▶ _What to produce_:
Everything from the line containing "Clone this chart in Plotly." through the line containing "W, H = 774 - 2 * OFF, 935 - 2 * OFF" must be quoted exactly; everything else is left out.
□ □ □
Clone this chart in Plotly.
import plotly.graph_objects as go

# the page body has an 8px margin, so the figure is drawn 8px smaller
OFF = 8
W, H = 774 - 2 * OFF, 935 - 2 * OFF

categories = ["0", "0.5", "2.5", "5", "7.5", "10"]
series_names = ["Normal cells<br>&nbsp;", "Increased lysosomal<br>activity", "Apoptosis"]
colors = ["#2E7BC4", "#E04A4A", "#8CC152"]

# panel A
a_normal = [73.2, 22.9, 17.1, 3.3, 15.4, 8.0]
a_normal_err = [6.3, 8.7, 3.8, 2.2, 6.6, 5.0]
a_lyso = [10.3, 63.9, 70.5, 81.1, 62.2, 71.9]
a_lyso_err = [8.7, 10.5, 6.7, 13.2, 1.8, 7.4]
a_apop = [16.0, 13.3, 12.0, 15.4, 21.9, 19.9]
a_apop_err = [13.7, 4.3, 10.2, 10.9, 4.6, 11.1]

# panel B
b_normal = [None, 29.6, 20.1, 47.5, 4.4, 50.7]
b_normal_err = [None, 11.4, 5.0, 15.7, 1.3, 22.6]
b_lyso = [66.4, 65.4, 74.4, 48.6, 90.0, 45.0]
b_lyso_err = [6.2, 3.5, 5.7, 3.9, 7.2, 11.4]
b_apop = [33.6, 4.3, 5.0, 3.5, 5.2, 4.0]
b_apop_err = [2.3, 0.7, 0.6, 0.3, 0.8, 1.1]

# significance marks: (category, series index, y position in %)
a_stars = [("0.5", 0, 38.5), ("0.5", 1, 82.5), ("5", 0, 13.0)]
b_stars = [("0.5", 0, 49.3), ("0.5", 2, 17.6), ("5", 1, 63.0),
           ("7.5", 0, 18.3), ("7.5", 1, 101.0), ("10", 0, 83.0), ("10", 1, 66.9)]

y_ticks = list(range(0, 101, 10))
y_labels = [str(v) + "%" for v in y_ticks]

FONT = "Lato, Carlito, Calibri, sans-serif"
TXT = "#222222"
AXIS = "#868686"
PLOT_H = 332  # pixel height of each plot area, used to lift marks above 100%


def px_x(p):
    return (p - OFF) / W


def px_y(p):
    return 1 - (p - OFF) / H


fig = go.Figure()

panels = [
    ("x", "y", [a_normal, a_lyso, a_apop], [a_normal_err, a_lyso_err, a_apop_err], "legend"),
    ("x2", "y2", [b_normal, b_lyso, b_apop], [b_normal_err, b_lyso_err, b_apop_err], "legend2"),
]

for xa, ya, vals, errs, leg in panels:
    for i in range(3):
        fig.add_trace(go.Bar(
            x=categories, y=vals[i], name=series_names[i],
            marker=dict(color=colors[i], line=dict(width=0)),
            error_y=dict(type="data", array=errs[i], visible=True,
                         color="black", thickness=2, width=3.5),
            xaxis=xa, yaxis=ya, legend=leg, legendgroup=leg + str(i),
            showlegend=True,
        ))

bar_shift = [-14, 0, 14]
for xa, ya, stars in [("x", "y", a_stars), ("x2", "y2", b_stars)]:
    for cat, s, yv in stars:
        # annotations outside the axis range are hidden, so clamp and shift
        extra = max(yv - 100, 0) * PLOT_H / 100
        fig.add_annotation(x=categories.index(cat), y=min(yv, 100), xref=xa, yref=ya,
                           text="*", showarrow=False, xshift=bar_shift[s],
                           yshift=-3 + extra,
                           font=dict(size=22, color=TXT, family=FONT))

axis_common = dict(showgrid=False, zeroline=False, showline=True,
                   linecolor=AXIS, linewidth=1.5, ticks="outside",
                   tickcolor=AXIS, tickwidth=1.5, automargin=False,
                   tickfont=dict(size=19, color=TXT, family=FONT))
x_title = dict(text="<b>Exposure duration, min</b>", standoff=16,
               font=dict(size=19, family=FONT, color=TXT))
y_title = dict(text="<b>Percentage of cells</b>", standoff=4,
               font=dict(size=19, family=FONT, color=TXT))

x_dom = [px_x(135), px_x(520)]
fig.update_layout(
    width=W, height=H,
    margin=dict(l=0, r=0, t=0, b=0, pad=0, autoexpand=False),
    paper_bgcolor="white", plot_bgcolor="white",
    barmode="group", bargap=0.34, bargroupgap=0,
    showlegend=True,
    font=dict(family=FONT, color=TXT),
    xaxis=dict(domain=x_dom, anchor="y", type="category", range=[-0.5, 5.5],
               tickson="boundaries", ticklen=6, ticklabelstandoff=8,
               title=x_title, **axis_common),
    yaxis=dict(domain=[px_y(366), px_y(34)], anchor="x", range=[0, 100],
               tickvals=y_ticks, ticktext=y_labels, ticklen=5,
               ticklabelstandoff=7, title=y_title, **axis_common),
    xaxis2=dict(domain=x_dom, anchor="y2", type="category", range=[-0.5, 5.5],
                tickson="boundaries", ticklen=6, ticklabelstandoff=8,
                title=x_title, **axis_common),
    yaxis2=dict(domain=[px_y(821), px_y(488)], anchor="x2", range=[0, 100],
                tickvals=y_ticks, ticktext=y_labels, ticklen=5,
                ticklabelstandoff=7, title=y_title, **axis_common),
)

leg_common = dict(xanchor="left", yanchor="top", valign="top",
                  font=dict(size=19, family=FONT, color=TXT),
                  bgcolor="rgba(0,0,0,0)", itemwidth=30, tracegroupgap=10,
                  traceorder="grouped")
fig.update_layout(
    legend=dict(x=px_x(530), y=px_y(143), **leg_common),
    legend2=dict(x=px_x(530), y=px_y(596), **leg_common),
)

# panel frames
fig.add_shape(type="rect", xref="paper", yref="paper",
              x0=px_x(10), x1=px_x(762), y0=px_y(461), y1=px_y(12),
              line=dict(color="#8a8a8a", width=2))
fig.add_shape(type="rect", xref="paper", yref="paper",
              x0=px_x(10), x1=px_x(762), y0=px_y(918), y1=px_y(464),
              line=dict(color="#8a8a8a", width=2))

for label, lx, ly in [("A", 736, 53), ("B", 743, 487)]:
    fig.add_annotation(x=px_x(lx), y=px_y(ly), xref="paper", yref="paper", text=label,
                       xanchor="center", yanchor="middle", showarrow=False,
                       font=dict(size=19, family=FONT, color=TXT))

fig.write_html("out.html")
□ □ □
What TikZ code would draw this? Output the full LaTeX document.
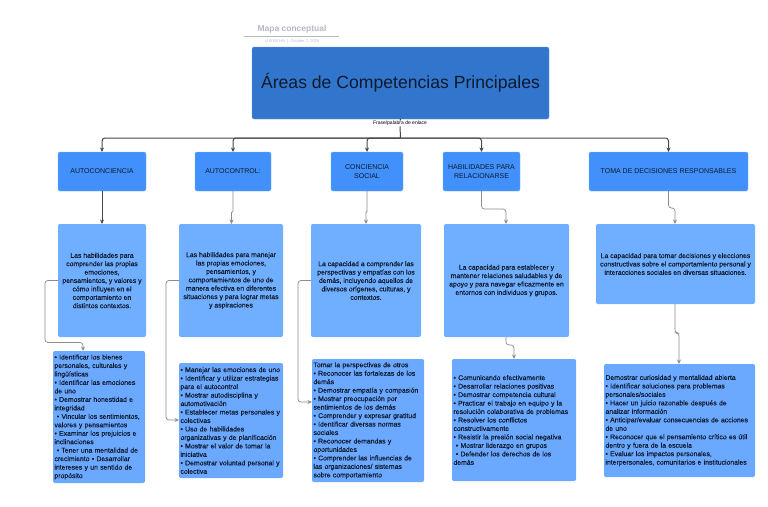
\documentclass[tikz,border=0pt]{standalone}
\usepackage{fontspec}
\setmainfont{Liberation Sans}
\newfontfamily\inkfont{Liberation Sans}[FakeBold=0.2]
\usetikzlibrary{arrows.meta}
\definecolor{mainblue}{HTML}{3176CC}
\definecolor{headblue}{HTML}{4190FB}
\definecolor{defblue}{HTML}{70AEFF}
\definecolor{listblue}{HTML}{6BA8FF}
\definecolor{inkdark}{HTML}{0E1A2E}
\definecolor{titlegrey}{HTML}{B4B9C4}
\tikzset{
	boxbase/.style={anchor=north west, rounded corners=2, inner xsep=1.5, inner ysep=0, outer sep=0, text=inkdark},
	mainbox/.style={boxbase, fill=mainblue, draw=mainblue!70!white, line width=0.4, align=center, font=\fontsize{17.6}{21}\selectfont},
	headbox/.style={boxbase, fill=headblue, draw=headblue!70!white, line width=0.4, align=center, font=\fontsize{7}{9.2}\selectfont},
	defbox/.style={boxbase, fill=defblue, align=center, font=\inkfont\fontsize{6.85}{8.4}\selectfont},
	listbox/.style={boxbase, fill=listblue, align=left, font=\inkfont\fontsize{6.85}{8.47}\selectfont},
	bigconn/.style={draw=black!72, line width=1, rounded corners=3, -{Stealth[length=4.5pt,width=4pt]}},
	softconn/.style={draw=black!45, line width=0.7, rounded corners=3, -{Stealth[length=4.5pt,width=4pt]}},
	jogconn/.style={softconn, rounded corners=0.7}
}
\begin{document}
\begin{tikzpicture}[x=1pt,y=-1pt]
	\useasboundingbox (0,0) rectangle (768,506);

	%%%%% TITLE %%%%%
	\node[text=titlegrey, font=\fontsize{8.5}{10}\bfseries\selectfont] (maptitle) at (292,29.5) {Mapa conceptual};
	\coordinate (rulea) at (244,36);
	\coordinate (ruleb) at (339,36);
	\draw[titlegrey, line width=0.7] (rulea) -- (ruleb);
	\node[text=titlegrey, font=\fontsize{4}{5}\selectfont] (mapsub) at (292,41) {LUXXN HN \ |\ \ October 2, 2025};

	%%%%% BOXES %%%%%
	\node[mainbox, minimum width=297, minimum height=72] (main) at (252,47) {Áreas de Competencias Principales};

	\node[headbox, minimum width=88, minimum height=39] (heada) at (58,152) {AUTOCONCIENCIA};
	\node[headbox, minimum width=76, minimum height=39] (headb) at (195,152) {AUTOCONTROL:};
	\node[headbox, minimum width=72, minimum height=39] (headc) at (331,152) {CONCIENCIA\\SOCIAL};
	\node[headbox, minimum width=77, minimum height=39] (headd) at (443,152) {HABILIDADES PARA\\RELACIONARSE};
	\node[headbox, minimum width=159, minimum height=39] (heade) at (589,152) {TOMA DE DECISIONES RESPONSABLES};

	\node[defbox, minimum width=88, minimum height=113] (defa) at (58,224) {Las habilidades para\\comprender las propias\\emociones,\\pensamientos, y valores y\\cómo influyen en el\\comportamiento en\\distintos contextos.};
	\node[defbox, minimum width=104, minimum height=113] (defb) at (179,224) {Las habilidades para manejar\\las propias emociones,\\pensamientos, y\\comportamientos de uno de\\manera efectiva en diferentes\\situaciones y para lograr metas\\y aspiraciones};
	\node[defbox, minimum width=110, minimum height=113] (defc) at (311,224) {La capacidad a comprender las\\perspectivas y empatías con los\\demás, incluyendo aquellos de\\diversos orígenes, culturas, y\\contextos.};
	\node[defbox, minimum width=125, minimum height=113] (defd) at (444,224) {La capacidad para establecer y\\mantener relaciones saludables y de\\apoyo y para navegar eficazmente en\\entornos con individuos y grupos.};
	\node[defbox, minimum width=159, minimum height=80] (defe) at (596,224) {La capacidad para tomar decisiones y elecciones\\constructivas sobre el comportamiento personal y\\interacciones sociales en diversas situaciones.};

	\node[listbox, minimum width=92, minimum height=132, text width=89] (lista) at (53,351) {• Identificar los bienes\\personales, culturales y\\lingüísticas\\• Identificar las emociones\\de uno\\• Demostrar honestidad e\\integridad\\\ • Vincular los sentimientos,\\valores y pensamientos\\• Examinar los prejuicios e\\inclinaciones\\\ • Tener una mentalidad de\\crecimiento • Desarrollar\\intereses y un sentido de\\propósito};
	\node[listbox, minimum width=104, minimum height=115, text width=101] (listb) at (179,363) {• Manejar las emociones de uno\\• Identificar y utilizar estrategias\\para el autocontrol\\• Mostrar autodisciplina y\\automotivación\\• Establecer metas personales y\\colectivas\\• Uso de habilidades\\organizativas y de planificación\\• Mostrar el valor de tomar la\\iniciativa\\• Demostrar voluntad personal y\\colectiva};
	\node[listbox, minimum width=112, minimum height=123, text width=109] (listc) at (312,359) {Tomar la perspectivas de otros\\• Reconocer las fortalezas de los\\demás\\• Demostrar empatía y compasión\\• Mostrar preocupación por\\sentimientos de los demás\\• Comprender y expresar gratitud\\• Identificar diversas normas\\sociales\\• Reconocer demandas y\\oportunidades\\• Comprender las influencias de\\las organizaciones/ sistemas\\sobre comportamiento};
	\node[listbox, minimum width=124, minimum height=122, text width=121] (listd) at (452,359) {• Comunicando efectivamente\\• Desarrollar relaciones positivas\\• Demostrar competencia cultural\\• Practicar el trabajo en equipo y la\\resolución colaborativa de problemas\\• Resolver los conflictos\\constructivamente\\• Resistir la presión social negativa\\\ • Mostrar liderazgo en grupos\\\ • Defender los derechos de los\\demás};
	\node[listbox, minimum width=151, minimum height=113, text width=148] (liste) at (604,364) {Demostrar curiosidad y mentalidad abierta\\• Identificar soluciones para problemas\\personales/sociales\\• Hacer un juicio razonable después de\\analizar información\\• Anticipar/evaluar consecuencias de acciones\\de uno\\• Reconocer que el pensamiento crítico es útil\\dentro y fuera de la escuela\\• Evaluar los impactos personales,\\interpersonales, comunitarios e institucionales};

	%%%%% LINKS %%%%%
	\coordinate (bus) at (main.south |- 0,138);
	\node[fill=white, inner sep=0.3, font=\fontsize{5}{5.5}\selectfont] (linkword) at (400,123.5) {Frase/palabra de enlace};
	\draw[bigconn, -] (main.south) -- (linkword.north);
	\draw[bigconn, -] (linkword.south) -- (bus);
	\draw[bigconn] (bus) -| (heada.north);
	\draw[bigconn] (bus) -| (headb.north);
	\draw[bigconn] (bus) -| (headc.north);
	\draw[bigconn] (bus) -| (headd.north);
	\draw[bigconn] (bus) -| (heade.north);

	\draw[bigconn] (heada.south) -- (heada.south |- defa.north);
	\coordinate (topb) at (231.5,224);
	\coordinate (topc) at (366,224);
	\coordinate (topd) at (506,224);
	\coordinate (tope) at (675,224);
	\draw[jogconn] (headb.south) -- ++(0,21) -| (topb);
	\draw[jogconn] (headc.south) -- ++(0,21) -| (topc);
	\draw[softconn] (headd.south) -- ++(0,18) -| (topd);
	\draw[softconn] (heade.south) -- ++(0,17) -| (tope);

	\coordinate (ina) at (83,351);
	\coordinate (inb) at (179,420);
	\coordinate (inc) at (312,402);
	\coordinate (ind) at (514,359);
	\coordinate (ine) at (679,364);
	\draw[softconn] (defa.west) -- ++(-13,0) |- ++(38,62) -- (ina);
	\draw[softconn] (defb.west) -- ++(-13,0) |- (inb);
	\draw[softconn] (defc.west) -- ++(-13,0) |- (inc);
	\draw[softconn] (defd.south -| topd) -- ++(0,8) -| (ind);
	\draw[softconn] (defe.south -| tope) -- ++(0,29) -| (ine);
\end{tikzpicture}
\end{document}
□ □ □
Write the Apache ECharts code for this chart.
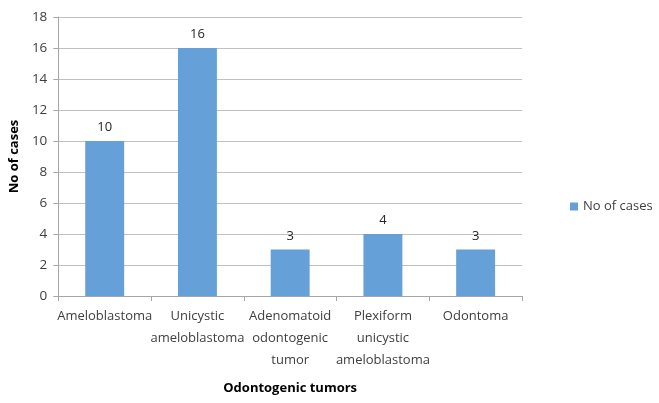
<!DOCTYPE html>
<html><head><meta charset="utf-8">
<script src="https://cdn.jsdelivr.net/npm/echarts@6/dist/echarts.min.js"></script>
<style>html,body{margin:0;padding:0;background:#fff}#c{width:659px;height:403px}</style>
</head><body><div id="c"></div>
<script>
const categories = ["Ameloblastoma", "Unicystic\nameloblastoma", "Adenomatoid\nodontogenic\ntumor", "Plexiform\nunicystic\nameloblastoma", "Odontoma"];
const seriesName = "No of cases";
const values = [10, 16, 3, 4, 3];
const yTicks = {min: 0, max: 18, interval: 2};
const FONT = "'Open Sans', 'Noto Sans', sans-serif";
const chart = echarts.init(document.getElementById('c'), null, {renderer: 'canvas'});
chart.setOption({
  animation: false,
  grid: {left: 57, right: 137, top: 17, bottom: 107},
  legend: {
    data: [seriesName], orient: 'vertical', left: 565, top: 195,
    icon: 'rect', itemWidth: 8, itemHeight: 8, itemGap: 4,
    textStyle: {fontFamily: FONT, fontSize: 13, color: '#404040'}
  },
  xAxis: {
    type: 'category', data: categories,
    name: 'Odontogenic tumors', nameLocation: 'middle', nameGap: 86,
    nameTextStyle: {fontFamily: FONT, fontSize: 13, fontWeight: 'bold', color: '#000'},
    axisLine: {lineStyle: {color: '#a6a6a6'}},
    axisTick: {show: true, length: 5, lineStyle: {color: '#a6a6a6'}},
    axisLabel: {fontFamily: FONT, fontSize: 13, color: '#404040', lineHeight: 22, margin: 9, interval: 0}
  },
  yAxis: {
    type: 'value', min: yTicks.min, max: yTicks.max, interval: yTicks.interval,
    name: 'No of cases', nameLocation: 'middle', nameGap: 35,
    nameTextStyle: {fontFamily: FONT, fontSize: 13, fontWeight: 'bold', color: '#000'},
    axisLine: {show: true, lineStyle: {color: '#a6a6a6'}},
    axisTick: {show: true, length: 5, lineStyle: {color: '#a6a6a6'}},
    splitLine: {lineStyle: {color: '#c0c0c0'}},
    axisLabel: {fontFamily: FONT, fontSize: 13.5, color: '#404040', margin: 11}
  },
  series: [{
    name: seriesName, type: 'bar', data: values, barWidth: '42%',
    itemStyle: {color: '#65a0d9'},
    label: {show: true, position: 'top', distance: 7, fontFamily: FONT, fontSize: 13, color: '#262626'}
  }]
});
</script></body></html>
□ □ □
▶ _Finished exercise_:
Clone this chart in Plotly.
import plotly.graph_objects as go

# the page body has an 8px margin, so the figure is drawn 8px smaller
OFF = 8
W, H = 774 - 2 * OFF, 935 - 2 * OFF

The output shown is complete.